• _REQUIREMENTS_
Select all lines holding the word "with" from the entries that follow.

»»

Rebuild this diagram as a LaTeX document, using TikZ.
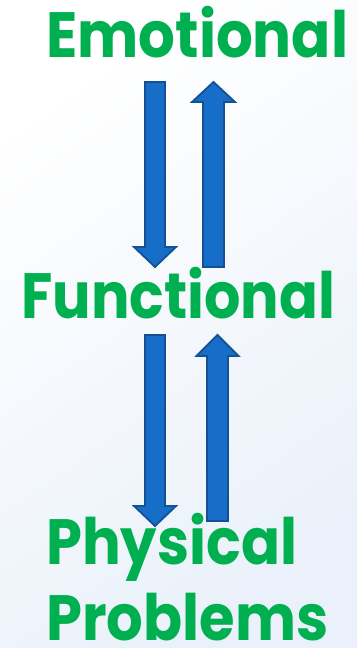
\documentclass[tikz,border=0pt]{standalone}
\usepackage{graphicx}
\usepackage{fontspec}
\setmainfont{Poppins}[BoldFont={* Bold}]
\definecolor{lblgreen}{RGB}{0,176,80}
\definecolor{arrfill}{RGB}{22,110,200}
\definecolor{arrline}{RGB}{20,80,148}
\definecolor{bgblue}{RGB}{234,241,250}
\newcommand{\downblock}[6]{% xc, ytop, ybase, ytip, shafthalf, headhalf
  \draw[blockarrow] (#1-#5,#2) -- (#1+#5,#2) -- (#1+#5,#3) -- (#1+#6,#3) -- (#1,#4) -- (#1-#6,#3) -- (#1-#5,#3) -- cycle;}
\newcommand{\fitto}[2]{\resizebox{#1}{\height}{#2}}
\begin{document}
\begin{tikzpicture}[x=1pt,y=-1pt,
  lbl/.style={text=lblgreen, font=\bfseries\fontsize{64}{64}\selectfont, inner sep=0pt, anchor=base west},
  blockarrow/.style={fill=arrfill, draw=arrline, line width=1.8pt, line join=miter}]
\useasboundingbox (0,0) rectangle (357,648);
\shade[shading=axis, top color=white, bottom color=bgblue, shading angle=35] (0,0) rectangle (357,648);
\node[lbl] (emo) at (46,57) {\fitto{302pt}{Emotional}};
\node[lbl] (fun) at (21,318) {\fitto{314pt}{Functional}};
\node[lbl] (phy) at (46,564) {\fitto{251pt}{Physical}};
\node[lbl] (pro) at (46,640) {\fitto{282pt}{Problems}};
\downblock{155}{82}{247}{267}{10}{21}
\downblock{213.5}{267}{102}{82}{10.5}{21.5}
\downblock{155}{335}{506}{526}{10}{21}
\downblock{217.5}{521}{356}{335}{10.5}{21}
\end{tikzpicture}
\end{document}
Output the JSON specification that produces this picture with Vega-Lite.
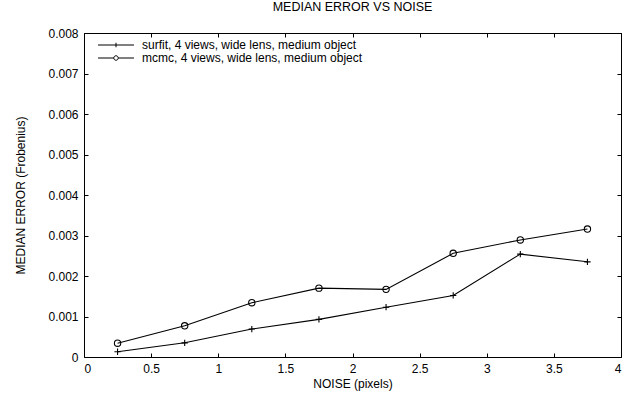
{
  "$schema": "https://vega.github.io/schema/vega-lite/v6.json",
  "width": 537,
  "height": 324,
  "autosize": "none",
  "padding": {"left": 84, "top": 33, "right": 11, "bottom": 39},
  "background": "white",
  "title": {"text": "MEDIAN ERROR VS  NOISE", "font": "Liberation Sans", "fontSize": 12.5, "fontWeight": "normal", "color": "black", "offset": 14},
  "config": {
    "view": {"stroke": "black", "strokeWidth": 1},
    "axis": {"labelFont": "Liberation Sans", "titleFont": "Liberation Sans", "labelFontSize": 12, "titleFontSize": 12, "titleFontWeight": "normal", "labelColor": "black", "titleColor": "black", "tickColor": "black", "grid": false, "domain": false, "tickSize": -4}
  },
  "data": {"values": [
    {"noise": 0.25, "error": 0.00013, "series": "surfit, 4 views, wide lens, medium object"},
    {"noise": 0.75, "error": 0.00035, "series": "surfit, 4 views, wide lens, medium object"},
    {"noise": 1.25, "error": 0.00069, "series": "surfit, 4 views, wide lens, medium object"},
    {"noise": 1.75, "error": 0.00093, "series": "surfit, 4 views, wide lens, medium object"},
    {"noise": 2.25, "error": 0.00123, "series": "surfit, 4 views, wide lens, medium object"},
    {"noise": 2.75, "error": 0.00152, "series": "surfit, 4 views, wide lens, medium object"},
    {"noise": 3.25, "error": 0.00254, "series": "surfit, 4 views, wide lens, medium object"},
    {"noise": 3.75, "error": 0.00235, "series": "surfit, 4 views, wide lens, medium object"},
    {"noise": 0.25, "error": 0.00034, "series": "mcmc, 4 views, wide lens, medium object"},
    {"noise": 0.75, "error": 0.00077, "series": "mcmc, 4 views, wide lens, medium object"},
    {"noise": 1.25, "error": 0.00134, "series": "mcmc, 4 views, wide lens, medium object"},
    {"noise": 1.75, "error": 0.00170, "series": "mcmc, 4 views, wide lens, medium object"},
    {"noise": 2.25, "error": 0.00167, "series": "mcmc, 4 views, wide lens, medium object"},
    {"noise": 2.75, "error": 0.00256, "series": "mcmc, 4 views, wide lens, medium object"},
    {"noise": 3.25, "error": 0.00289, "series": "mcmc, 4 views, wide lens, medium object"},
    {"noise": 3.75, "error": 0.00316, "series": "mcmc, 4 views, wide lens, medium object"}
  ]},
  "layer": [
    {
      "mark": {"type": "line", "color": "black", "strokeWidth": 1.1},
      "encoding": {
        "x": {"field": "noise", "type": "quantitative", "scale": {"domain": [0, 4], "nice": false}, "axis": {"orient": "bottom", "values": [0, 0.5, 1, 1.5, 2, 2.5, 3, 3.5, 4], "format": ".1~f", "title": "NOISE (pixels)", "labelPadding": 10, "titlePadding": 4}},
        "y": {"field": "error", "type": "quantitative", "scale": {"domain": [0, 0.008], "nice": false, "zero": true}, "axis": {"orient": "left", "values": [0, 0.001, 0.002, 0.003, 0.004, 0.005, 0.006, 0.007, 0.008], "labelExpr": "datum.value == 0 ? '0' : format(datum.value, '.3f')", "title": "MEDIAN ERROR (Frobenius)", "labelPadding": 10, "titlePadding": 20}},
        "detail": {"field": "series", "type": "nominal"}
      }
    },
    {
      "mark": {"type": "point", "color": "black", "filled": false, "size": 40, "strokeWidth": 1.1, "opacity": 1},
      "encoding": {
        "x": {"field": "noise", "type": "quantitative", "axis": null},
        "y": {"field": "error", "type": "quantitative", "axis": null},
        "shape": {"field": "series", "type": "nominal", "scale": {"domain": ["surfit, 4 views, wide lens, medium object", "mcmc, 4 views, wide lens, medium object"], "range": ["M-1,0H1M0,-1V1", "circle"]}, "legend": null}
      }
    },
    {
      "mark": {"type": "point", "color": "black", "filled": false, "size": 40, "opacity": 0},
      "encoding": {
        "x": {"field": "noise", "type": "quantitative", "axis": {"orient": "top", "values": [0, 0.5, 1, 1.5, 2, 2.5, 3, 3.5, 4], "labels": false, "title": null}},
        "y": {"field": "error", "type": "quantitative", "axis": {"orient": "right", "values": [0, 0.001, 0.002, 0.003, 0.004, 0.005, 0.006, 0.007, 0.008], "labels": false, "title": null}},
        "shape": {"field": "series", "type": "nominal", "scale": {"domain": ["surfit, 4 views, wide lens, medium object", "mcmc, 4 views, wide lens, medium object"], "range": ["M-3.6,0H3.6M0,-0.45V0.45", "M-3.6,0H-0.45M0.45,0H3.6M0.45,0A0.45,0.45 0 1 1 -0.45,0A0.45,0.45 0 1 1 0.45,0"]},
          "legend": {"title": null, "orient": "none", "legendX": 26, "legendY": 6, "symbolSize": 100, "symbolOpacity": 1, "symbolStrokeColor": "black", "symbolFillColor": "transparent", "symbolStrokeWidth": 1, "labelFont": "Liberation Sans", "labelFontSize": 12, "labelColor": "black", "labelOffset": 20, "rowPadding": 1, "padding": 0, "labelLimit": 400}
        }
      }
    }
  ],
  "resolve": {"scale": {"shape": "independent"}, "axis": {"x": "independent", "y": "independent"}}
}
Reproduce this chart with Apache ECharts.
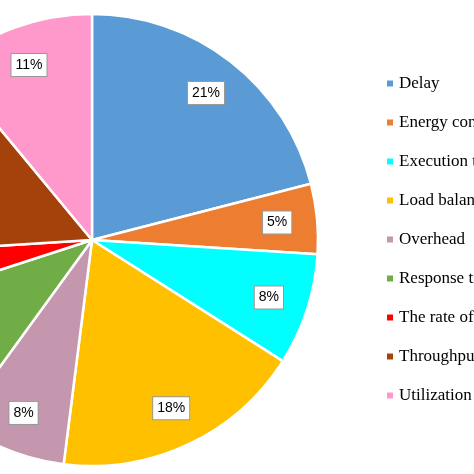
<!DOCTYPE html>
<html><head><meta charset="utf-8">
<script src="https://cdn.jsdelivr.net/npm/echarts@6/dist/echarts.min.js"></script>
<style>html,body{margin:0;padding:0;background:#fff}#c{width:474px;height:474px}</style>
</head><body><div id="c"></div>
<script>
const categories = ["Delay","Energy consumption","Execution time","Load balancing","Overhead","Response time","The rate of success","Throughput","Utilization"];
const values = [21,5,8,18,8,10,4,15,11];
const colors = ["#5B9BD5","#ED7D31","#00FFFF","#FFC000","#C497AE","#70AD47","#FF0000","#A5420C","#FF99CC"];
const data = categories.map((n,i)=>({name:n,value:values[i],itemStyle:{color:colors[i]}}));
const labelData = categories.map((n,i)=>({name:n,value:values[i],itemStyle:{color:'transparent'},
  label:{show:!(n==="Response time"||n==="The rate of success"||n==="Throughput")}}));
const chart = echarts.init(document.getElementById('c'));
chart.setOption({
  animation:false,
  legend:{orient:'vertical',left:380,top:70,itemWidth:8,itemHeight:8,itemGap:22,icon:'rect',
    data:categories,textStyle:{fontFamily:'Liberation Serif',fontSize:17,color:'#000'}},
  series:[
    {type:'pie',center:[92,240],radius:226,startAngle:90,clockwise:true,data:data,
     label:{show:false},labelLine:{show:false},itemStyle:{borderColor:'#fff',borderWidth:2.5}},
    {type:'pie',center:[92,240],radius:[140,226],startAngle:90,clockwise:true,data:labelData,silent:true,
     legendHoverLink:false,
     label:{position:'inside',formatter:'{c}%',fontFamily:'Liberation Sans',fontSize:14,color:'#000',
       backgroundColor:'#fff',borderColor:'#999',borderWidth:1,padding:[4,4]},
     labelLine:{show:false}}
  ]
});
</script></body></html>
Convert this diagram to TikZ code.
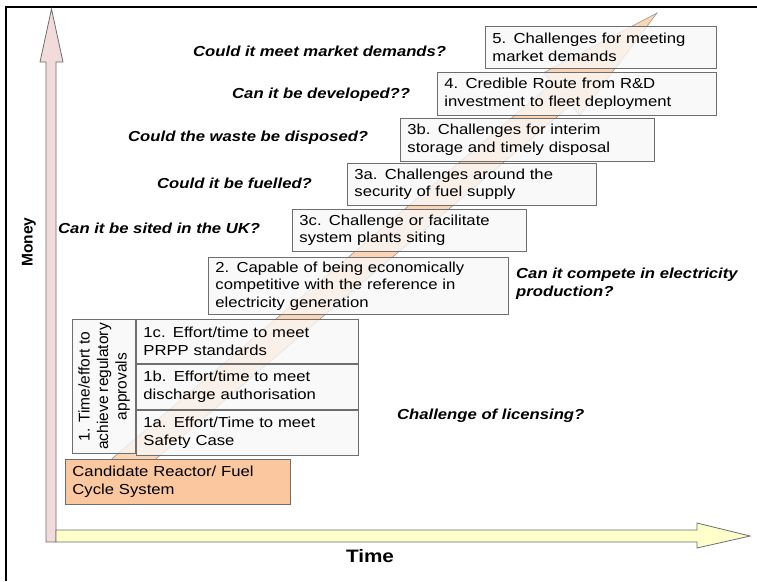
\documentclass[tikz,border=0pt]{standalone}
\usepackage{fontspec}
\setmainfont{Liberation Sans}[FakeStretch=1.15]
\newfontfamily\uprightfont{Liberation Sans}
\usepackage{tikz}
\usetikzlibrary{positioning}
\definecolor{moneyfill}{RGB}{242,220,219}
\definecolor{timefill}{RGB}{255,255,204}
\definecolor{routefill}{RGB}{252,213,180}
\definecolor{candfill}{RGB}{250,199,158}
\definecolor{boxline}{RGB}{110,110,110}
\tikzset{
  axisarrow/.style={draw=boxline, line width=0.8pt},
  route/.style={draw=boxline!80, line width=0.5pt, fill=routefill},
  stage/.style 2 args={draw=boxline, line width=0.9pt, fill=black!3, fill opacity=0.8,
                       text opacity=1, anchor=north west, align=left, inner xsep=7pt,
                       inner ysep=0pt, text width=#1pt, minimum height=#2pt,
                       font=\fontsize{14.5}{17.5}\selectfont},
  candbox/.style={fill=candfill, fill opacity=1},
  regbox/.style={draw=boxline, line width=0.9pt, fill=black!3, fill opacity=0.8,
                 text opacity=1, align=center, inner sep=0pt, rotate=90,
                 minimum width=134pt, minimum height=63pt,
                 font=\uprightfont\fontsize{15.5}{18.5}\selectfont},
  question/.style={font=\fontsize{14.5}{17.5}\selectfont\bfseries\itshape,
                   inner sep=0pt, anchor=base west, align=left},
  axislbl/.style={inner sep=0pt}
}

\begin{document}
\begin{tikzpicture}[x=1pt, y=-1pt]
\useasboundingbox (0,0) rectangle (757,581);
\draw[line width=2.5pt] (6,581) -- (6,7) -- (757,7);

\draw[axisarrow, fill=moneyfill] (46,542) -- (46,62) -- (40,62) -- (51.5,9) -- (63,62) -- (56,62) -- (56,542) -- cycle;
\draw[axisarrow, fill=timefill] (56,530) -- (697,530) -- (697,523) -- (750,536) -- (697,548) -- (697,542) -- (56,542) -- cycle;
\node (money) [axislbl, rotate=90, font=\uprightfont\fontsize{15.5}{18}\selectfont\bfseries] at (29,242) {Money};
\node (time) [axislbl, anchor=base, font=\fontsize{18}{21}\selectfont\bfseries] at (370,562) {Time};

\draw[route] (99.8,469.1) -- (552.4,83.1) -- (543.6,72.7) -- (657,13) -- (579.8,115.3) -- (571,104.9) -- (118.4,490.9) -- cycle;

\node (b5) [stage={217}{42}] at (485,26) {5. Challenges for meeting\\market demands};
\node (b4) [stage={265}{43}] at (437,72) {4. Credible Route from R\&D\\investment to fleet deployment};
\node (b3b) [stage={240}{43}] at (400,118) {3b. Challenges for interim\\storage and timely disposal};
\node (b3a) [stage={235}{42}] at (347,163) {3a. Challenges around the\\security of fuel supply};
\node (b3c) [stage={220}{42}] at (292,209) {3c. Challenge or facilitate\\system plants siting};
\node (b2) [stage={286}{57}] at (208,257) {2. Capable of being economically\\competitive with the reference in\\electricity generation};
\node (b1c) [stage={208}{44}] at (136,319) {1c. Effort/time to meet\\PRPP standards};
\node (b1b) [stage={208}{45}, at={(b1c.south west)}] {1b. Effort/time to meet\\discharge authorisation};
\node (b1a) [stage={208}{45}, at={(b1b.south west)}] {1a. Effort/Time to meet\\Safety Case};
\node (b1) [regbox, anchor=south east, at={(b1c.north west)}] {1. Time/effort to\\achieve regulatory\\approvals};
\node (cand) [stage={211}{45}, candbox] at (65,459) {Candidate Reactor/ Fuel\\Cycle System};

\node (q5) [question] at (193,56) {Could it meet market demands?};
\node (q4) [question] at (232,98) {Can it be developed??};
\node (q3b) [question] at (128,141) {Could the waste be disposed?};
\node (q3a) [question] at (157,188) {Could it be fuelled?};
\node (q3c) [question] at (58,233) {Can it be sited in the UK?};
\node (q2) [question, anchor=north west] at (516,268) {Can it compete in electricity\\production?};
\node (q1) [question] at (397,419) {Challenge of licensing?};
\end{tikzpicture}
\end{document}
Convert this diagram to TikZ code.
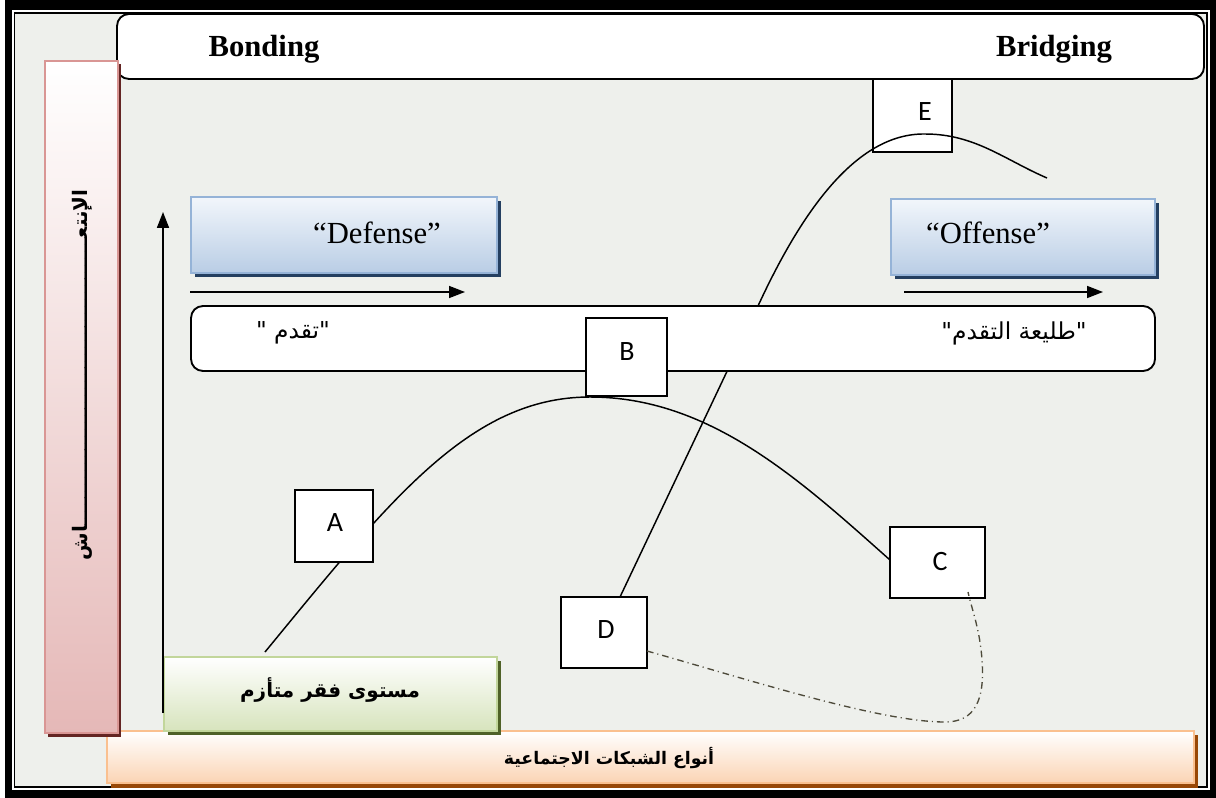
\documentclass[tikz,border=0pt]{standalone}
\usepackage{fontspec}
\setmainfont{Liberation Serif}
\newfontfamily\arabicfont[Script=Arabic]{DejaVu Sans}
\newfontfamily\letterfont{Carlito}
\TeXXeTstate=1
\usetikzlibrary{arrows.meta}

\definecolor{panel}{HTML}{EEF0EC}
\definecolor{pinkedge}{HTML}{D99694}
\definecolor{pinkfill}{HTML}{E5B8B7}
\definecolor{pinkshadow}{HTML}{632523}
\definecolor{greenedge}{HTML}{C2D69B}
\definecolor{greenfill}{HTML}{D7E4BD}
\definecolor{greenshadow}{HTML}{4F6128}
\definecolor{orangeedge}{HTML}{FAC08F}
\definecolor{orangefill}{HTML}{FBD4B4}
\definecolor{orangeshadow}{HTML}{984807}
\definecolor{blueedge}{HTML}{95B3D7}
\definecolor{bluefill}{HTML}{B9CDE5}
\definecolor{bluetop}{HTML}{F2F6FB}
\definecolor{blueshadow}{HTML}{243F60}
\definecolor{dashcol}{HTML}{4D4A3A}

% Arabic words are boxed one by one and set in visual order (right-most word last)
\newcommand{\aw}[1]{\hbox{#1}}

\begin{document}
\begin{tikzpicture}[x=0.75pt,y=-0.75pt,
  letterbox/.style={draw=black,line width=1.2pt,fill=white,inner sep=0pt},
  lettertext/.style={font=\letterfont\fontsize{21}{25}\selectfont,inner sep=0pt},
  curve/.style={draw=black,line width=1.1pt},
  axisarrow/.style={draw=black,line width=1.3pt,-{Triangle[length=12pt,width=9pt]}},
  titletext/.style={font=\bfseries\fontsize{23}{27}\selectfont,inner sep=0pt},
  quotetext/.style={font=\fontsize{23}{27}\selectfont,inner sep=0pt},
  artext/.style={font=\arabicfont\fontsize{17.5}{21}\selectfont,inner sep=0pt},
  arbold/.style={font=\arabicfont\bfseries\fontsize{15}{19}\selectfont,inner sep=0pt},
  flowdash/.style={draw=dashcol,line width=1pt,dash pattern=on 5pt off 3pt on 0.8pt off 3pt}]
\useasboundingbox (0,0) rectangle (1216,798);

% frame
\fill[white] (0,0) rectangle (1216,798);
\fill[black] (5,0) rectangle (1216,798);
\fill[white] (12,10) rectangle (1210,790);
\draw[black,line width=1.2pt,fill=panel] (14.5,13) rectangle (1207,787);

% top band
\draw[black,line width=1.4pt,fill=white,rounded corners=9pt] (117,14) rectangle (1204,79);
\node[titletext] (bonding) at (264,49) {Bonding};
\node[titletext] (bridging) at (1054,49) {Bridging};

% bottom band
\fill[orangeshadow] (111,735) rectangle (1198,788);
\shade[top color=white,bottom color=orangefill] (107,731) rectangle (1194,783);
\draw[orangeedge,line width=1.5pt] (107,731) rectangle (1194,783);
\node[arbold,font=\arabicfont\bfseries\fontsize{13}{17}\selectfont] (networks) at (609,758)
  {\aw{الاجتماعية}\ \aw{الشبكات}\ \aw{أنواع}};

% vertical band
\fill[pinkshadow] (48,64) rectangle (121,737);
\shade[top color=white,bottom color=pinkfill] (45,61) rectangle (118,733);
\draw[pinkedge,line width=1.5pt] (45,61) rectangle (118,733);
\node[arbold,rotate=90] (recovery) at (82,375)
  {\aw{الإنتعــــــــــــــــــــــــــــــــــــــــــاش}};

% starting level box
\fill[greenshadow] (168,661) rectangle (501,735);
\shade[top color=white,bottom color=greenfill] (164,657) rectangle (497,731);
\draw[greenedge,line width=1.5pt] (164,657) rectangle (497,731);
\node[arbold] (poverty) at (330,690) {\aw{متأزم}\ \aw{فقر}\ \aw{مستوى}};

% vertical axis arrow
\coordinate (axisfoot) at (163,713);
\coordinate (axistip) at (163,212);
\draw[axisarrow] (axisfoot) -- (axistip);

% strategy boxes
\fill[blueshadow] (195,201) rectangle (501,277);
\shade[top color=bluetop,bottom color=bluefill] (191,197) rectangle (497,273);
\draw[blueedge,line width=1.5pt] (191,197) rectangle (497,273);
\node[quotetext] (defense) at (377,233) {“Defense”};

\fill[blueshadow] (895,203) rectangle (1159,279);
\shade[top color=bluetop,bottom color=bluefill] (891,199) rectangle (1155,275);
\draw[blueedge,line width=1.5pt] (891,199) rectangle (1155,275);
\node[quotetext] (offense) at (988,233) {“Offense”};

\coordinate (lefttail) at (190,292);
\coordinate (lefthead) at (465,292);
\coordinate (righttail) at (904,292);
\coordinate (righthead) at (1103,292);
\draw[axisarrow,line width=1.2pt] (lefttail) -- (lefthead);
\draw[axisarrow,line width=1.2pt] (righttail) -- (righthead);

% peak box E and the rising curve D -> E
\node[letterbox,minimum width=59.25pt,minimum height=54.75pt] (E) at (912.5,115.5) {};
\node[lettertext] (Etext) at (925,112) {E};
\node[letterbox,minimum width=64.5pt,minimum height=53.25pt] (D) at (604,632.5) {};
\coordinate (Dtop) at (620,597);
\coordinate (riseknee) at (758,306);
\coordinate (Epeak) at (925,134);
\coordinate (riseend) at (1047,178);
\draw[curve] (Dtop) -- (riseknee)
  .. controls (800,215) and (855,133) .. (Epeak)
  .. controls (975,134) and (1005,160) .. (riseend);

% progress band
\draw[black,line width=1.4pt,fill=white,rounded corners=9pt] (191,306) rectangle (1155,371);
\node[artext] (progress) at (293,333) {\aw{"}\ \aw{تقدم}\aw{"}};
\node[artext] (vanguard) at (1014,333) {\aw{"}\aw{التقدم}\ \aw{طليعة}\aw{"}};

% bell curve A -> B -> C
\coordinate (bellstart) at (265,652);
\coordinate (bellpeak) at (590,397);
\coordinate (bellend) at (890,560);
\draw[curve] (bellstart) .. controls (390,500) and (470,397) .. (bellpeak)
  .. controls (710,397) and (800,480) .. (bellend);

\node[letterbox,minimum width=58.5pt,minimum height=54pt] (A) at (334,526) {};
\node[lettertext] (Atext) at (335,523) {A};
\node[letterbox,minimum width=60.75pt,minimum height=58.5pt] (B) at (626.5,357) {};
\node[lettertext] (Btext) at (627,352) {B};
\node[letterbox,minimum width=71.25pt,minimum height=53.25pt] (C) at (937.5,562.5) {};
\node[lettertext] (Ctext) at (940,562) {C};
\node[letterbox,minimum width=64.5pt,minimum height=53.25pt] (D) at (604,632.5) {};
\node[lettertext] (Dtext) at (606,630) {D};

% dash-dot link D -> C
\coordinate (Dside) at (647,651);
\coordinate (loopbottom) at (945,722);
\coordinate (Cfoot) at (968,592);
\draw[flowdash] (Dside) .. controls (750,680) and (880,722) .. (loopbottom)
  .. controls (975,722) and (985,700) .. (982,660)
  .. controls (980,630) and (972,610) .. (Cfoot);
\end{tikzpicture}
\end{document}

««

• _RESULT OF THIS TASK_
Output the JSON specification that produces this picture with Vega-Lite.
Reproduce this chart with Apache ECharts.
\node (b2) [stage={286}{57}] at (208,257) {2. Capable of being economically\\competitive with the reference in\\electricity generation};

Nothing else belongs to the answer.